:: What you will do ::
Return the lines from the one with "Write the matplotlib code for this chart." through the one with "plt.rcParams['font.family'] = ['Lato', 'DejaVu", exactly as they appear and with no pictures.

:: Data records ::
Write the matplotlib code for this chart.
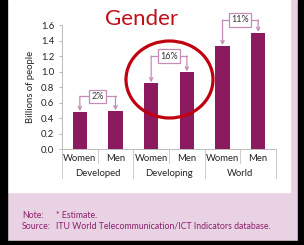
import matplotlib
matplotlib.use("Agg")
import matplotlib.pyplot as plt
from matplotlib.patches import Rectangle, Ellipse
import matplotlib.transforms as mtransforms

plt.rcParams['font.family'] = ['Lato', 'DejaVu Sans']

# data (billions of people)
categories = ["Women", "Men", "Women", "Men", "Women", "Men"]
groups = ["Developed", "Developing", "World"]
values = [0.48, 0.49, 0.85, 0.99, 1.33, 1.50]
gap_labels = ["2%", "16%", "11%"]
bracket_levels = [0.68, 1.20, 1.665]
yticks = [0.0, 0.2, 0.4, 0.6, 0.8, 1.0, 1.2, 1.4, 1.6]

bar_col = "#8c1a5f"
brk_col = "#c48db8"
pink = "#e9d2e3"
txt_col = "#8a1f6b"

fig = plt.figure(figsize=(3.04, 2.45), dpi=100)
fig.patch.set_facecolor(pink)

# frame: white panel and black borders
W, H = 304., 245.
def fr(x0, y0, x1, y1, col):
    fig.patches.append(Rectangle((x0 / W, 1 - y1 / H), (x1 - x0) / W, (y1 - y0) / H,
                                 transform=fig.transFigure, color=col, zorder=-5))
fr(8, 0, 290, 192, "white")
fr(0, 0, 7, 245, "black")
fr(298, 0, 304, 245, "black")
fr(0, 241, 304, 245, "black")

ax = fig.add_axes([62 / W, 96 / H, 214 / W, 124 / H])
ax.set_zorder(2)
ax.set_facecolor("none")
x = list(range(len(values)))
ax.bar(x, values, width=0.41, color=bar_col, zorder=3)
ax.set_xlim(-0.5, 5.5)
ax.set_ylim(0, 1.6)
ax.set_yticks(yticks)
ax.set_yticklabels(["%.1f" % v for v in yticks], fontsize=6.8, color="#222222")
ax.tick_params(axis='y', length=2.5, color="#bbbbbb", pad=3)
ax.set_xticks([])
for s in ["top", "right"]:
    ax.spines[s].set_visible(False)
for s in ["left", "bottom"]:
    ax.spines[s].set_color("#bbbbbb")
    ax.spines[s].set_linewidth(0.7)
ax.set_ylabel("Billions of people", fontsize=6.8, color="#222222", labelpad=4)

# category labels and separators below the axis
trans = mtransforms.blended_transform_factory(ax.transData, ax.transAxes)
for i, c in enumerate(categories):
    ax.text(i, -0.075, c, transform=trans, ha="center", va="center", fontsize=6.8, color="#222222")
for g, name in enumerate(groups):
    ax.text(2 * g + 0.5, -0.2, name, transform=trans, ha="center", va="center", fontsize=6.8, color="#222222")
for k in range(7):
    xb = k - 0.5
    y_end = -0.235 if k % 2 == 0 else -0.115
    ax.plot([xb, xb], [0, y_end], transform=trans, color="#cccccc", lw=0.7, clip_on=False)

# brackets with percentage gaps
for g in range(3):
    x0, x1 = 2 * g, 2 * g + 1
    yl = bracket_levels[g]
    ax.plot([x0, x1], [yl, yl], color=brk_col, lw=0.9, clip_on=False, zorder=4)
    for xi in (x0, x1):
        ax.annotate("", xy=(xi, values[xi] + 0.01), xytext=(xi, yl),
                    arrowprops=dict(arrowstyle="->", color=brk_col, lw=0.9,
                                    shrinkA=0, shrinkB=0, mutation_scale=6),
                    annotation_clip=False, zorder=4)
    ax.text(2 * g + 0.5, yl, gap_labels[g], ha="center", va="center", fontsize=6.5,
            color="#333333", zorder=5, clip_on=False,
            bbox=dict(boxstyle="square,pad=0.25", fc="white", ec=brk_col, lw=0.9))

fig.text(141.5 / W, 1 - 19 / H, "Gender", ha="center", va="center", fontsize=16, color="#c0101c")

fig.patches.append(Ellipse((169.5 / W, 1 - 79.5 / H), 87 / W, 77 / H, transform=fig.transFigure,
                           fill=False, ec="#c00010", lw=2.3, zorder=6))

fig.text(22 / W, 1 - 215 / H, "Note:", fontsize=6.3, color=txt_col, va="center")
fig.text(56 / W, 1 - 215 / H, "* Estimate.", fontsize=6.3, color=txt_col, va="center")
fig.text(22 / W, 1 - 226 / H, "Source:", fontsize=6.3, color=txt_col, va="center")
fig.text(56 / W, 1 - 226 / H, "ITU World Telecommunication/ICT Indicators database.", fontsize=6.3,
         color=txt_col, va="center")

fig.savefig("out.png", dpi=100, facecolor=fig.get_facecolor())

...

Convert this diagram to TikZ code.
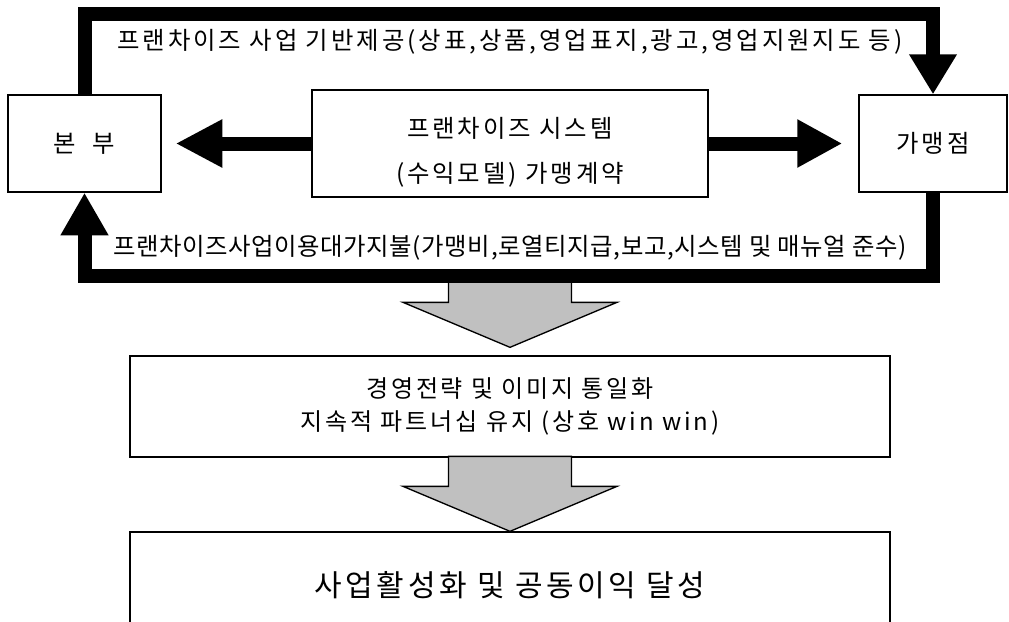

...

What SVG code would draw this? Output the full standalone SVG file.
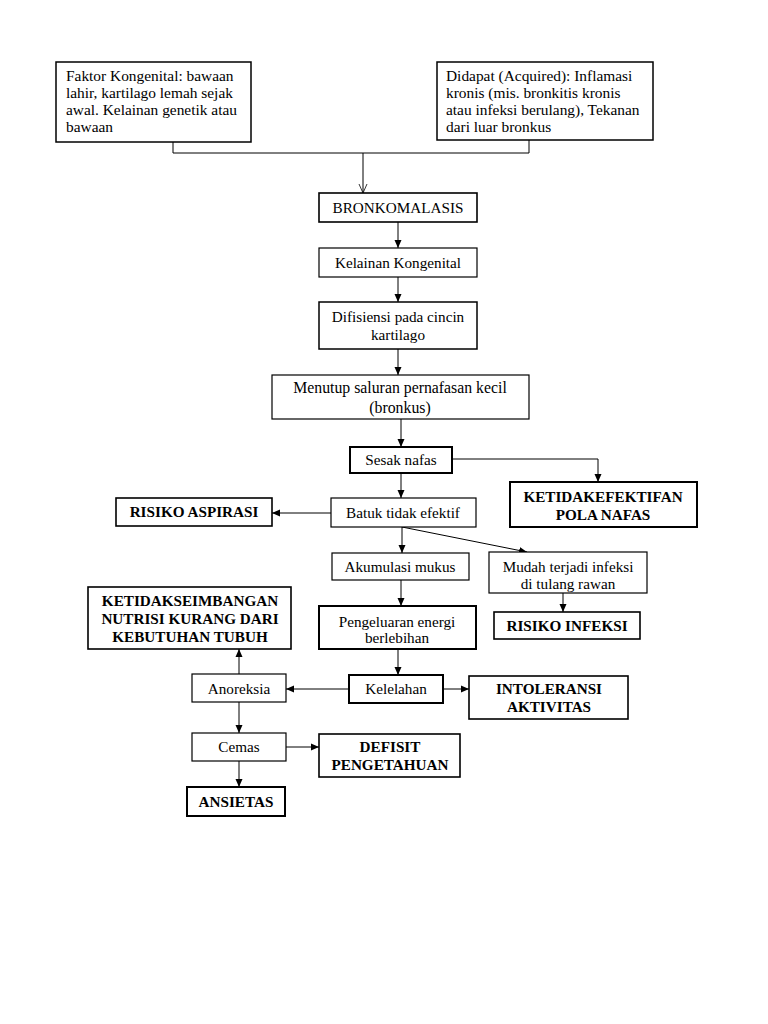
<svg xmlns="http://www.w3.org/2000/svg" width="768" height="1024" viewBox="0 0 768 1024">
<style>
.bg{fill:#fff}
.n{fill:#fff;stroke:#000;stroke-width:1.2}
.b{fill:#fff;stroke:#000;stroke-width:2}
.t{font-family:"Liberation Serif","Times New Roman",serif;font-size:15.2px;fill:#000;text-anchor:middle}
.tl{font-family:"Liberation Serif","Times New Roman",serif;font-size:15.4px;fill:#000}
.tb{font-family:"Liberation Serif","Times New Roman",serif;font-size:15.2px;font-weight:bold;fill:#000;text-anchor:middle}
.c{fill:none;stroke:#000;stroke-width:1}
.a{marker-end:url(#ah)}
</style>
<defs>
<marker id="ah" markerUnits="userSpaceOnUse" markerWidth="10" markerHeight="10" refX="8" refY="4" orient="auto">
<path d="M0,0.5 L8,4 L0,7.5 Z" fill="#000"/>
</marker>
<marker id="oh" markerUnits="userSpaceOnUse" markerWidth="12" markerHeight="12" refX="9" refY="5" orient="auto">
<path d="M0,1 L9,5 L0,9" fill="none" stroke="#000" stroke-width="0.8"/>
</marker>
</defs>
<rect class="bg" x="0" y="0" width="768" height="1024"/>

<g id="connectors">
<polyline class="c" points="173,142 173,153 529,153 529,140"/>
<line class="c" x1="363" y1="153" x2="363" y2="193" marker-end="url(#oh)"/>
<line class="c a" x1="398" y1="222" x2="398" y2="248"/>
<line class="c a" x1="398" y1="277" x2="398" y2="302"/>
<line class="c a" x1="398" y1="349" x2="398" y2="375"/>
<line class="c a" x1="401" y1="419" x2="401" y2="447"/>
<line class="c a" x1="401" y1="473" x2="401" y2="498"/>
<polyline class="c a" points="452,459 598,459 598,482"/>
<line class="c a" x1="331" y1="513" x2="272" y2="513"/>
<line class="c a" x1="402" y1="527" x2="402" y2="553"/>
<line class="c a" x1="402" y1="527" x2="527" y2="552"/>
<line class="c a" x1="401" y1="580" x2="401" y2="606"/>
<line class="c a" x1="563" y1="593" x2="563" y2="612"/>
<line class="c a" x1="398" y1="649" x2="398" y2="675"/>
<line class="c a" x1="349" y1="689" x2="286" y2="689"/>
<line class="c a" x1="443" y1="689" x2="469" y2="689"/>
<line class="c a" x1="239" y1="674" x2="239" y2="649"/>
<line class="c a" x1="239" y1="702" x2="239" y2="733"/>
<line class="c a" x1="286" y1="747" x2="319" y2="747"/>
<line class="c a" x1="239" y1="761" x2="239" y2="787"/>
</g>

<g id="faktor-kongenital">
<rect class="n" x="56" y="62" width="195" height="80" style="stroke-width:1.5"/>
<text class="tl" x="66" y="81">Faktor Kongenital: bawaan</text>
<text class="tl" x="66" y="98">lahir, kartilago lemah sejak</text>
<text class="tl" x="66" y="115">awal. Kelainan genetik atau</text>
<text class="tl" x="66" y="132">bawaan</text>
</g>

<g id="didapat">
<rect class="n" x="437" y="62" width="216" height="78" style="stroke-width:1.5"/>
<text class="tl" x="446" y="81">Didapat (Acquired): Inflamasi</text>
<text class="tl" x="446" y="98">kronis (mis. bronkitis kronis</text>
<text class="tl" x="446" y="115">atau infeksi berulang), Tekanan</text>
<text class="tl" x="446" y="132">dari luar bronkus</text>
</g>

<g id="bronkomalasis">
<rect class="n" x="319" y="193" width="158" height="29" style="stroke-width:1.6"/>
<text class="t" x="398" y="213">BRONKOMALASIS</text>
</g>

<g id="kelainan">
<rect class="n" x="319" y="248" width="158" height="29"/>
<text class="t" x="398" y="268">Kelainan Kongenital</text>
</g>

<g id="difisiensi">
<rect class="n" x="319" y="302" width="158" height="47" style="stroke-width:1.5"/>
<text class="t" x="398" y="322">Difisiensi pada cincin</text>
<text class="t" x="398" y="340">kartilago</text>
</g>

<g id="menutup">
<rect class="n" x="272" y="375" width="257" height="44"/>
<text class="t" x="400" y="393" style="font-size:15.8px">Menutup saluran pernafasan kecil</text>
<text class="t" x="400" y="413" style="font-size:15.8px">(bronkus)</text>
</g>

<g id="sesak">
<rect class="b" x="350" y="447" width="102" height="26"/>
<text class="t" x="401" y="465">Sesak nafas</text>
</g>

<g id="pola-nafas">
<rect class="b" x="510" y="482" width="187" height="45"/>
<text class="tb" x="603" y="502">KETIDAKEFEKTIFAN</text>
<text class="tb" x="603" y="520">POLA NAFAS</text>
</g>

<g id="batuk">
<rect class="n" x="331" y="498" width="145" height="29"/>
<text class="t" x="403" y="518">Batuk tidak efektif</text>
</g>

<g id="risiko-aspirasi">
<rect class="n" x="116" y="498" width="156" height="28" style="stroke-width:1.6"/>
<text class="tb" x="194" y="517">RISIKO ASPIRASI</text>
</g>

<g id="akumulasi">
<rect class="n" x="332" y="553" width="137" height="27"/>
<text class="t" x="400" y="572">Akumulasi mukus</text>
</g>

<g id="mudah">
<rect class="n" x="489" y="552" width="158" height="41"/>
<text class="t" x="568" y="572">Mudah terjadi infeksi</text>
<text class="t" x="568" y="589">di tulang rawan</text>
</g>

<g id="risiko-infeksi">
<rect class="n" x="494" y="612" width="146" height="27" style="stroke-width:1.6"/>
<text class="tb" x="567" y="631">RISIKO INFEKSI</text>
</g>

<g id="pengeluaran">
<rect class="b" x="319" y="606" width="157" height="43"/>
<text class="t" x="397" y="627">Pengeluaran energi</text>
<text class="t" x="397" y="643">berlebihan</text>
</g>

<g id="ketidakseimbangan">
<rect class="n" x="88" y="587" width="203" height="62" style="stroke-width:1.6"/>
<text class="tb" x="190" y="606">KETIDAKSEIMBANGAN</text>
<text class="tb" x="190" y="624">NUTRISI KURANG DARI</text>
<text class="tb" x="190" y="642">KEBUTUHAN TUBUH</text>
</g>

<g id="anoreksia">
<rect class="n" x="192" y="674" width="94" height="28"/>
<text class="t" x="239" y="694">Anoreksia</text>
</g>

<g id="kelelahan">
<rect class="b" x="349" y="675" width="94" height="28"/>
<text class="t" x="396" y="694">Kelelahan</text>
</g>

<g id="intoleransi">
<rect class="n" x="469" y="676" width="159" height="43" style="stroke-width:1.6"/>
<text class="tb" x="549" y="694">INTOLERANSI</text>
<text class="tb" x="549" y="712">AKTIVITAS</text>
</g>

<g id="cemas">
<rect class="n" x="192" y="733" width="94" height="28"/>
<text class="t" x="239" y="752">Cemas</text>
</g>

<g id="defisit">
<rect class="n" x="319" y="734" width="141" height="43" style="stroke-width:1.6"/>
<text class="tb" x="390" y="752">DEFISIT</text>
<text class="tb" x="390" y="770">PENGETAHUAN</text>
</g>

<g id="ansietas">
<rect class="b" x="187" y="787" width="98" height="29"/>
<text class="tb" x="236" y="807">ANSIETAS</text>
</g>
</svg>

:: Result of the task ::
Write the matplotlib code for this chart.
import matplotlib
matplotlib.use("Agg")
import matplotlib.pyplot as plt
from matplotlib.patches import Rectangle, Ellipse
import matplotlib.transforms as mtransforms

plt.rcParams['font.family'] = ['Lato', 'DejaVu Sans']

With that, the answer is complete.